- Born: Carolyn Ann Stewart Belfast, Northern Ireland
- Occupations: Businesswoman; disc jockey; radio host;
- Years active: 1990–present

= Carolyn Stewart =

Northern Ireland radio presenter and businesswoman

Carolyn Ann Stewart is a businesswoman and broadcaster from Northern Ireland.

Stewart is also the owner of Totally Hot NI, an award winning food company that produces pickles, sauces and marinades.

==Radio career==
Her broadcasting career began in 1990 when she was appointed one of the original DJs at the launch of Cool FM, sister station of Downtown Radio based in Newtownards, near Belfast. She was the original afternoon presenter with Cool FM and went on to work on many shows including the hugely successful Cool Goes Quiet, later to become Lights Out, which at that point was drawing more listeners than the breakfast show, which was then the biggest radio show of the day! Stewart stayed with Cool FM until 2005 when she was offered a frontline broadcasting role at new UTV-owned radio station U105.

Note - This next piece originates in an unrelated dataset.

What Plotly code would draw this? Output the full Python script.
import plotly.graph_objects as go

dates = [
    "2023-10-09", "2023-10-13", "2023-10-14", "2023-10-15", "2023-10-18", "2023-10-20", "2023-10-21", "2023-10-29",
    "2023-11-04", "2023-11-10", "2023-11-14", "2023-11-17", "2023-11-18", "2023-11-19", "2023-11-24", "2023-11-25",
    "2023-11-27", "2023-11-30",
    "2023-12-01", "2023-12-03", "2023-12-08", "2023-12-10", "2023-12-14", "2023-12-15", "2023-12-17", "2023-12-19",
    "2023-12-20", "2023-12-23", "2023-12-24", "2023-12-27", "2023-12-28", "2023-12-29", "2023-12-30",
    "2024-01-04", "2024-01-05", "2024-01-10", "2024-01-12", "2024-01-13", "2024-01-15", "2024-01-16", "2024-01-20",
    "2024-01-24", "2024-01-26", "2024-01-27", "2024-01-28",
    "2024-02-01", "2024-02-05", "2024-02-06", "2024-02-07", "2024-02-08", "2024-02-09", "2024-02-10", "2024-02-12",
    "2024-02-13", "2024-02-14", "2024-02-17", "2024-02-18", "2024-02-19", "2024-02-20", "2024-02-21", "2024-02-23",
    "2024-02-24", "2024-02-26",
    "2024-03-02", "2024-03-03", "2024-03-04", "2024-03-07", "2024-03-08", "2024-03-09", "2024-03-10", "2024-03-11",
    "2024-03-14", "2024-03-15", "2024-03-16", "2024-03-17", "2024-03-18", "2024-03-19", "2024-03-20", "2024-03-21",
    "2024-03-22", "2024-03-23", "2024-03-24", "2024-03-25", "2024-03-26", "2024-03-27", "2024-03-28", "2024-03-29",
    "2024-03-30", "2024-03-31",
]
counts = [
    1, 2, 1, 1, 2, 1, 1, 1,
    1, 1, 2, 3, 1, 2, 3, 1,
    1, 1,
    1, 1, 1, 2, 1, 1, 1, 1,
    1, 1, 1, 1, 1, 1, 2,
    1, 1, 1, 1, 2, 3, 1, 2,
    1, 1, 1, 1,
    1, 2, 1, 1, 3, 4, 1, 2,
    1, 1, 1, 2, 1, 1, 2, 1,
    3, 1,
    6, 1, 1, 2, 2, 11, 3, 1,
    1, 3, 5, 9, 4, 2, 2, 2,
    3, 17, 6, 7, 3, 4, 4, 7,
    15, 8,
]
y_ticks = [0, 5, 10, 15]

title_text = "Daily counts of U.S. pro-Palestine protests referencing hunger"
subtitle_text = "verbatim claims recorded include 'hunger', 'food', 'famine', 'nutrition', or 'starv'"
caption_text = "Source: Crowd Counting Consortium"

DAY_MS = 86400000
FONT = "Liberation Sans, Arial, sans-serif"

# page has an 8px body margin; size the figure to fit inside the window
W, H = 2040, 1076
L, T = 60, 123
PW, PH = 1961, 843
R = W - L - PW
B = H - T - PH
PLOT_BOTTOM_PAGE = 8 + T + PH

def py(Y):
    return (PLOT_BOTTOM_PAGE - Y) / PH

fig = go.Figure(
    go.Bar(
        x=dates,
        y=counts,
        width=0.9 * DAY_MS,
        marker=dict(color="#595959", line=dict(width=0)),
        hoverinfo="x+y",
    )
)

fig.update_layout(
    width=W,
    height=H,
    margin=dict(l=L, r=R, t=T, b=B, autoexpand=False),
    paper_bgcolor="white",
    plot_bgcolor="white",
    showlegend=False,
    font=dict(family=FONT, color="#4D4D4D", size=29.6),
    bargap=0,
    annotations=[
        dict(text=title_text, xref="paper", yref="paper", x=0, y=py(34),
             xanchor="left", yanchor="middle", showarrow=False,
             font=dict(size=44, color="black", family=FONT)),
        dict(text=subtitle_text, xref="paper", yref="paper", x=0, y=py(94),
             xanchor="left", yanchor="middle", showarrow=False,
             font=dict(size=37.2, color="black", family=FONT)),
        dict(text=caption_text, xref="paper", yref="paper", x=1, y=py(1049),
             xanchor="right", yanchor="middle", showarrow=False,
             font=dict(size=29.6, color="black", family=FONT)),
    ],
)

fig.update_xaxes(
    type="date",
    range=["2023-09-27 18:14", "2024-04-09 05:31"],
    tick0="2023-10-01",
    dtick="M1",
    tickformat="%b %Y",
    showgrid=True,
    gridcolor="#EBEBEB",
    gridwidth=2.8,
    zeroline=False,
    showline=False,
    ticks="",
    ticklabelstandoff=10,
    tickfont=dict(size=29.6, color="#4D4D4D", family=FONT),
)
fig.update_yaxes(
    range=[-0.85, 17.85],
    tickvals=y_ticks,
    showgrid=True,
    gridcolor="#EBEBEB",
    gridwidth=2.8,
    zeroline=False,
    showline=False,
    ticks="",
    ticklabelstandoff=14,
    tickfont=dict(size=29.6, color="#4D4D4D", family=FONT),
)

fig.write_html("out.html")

One of Northern Ireland's most well-known broadcasters and club DJs, she has also worked in television on UTV, the regional channel for the Northern Ireland region of the ITV Network, co-presenting its Saturday morning youth show SUS with comedian Patrick Kielty in 1993.

She most recently presented on the Northern Irish local station, U105 in the 12-3pm week days slot. However, she quite the station, along with several colleagues during a dispute with the station management. This followed a previous dispute in December 2023 when seven of U105s presenters, including Stewart, took industrial tribunal action against the station.

==Business career==
In 2016, Stewart set up Totally Hot NI, a food company which produces pickles, sauces and marinades. She has won six Great Taste awards with Totally Hot NI.